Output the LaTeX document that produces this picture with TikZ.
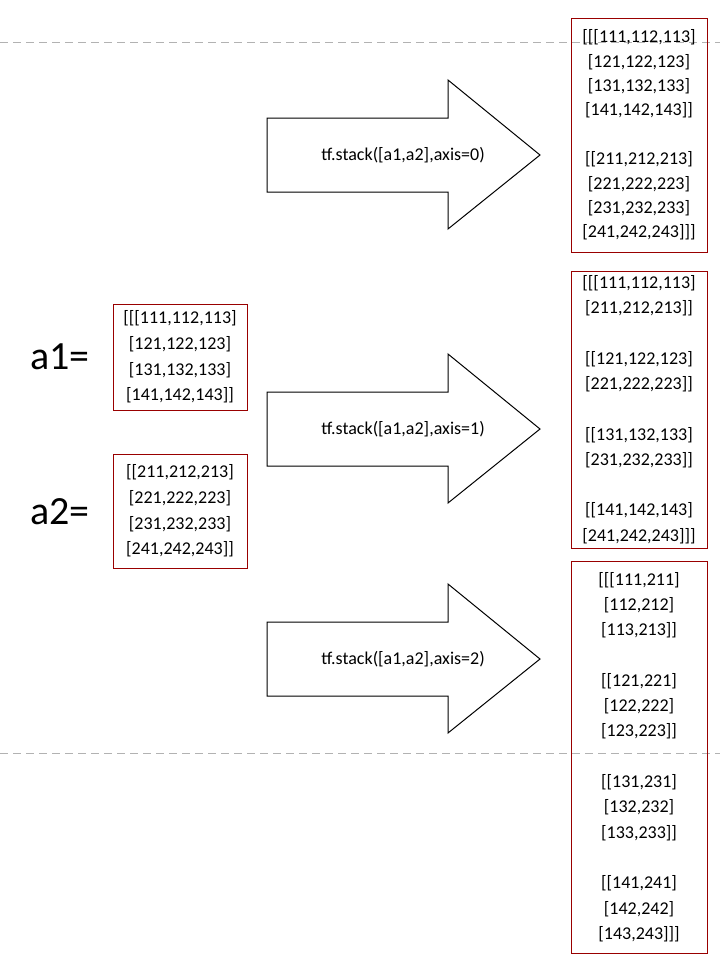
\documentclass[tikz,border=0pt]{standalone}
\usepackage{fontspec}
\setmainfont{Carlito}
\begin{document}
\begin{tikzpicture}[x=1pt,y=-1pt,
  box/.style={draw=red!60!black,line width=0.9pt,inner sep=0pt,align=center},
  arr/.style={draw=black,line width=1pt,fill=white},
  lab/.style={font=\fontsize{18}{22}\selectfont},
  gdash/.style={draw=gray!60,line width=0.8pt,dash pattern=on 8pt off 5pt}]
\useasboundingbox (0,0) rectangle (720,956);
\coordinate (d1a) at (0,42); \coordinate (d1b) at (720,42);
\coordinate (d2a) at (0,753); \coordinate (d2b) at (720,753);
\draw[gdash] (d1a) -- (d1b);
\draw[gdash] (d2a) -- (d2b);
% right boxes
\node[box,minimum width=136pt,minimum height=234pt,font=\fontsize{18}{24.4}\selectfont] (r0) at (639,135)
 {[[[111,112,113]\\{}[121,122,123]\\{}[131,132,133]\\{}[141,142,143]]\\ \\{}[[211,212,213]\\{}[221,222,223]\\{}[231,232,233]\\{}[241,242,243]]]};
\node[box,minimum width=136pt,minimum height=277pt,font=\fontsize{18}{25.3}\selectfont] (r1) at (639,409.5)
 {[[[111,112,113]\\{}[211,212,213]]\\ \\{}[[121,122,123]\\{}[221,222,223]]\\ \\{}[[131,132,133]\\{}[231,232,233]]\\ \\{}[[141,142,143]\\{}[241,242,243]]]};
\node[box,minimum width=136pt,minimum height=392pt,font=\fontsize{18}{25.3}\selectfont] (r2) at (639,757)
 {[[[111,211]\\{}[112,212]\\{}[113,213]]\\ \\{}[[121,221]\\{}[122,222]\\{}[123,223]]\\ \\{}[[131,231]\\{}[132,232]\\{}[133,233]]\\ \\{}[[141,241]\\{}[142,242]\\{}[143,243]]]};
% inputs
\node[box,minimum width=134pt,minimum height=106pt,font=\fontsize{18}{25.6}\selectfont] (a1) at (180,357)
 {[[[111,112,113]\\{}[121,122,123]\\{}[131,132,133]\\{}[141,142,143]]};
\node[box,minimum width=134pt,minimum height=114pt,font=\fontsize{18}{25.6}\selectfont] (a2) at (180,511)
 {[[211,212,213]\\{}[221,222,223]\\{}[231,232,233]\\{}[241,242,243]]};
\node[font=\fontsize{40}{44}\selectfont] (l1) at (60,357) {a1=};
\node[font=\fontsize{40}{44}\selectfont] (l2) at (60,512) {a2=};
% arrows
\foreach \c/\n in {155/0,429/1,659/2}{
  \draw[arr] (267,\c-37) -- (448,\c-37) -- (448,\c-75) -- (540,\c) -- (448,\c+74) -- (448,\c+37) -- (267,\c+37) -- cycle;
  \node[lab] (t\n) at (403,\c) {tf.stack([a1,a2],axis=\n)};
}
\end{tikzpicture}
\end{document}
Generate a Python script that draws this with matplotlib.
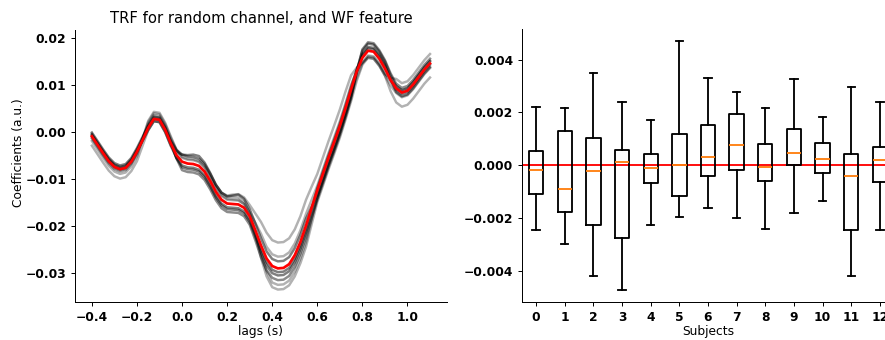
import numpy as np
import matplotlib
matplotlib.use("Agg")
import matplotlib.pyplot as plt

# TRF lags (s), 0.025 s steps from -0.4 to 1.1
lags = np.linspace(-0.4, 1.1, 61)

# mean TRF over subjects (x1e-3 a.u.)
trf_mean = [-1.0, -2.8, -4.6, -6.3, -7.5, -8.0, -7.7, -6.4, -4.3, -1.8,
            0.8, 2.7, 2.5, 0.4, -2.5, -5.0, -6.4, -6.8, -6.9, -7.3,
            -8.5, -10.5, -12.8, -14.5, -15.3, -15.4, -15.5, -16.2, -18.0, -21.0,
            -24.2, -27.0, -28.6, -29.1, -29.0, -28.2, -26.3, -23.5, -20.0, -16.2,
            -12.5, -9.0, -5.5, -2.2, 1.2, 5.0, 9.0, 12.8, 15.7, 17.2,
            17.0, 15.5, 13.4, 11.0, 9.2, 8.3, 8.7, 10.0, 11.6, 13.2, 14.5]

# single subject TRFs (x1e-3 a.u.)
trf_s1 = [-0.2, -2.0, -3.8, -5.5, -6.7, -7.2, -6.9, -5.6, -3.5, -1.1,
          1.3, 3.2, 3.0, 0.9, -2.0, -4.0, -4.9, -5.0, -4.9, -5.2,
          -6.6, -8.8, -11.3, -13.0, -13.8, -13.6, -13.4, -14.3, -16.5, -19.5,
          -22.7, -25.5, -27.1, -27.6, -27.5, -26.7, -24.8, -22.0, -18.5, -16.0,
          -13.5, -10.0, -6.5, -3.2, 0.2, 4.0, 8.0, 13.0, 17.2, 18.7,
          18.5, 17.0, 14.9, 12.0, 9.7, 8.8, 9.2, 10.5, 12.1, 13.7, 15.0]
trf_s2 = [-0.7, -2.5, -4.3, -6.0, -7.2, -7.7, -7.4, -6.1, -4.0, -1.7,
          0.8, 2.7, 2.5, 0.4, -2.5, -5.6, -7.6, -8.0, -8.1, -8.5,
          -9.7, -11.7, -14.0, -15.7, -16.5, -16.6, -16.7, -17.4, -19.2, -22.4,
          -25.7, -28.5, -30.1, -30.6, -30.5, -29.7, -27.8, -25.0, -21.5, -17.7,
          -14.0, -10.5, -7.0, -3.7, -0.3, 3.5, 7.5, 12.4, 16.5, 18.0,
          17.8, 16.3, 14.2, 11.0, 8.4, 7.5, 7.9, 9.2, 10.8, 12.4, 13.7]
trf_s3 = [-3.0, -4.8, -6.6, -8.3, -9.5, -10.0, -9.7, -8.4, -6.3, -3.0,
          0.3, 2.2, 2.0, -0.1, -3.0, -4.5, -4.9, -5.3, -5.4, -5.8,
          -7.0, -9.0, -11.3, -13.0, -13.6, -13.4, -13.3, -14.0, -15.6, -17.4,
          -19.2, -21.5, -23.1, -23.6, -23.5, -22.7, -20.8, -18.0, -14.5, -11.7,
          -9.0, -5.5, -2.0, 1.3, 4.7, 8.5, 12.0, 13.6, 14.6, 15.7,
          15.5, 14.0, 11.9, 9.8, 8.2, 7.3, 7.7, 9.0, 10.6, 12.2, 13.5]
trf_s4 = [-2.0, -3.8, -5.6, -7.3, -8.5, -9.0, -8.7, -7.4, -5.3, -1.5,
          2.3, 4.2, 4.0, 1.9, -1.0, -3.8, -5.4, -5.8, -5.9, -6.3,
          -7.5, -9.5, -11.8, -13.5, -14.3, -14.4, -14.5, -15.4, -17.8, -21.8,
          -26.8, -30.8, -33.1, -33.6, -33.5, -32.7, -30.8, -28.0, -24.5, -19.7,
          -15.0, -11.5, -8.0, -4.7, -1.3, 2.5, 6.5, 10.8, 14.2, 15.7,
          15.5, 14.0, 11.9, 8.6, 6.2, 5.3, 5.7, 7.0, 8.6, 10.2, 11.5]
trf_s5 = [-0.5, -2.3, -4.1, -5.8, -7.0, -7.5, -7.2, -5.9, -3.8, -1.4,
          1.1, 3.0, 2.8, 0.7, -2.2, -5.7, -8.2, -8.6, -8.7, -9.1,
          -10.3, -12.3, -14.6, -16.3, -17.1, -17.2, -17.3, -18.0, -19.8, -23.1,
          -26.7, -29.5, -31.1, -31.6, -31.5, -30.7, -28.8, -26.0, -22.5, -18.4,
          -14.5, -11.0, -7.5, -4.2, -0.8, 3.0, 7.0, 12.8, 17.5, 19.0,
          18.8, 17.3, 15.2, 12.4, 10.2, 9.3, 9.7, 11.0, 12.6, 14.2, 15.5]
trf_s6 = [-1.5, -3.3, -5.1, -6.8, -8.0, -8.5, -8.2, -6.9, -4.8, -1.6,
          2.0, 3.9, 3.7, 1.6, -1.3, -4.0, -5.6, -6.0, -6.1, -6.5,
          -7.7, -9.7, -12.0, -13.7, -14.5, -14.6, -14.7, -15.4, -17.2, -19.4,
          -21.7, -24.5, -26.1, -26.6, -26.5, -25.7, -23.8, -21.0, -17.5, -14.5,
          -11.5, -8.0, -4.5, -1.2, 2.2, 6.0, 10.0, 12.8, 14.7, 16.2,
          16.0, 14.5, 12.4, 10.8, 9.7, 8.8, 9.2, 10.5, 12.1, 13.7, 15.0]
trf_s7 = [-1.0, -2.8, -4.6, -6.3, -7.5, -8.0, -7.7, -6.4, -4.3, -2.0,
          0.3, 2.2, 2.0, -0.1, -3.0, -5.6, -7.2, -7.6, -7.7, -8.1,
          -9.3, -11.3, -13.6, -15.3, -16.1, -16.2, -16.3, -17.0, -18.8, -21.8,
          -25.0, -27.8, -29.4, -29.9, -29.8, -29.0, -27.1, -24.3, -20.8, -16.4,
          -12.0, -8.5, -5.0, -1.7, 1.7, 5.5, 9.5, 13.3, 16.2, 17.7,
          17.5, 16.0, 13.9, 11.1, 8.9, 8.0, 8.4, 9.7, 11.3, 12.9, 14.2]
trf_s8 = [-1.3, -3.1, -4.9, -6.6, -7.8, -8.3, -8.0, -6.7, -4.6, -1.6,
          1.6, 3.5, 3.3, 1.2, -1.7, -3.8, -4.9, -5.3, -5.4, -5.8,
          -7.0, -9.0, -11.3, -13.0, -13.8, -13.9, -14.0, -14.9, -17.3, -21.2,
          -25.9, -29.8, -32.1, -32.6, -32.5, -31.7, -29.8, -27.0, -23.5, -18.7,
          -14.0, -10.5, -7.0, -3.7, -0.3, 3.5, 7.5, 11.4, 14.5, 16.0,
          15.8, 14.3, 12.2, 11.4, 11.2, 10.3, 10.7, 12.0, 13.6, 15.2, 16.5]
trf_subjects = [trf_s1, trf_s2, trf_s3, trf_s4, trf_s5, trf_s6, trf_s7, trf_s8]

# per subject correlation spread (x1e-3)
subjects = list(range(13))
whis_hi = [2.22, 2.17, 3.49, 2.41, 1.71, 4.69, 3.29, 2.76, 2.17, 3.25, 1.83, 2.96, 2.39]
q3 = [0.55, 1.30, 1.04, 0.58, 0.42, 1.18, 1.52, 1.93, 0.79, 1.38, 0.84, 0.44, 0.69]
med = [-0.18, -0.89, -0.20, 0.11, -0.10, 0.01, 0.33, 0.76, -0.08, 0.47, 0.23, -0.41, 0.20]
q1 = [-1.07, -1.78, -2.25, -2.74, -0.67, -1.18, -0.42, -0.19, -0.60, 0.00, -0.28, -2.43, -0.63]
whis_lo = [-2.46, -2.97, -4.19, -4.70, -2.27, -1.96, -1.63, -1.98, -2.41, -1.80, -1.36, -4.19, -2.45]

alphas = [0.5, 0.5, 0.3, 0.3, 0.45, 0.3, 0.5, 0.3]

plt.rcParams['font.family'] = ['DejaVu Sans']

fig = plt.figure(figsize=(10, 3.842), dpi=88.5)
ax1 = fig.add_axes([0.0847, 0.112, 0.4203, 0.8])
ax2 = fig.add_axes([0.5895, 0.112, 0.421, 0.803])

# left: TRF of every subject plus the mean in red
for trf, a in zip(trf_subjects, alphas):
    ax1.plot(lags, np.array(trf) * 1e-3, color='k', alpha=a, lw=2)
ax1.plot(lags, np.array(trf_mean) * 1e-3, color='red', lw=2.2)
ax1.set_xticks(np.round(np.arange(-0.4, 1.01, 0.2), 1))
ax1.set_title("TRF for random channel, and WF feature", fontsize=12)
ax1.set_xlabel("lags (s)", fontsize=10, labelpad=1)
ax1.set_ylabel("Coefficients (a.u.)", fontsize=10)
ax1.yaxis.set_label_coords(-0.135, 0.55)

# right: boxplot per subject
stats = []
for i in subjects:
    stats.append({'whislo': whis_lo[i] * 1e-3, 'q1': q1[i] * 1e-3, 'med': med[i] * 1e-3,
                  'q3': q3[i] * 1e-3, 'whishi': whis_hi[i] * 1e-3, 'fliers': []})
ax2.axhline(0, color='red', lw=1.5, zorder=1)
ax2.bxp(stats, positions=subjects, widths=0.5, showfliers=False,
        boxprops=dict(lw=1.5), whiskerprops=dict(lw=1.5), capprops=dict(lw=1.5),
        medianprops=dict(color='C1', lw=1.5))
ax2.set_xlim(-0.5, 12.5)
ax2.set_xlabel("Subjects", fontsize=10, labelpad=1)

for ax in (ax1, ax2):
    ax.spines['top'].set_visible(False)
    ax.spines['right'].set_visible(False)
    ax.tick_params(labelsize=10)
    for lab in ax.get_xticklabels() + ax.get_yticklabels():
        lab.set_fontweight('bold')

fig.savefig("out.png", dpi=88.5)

▶ _Set task_
Skip every picture. Repeat the lines from the one with "Generate a Python" through the one with "lags = np.linspace(-0.4, 1.1, 61)", both ends included.

▶ _Right answer_
Generate a Python script that draws this with matplotlib.
import numpy as np
import matplotlib
matplotlib.use("Agg")
import matplotlib.pyplot as plt

# TRF lags (s), 0.025 s steps from -0.4 to 1.1
lags = np.linspace(-0.4, 1.1, 61)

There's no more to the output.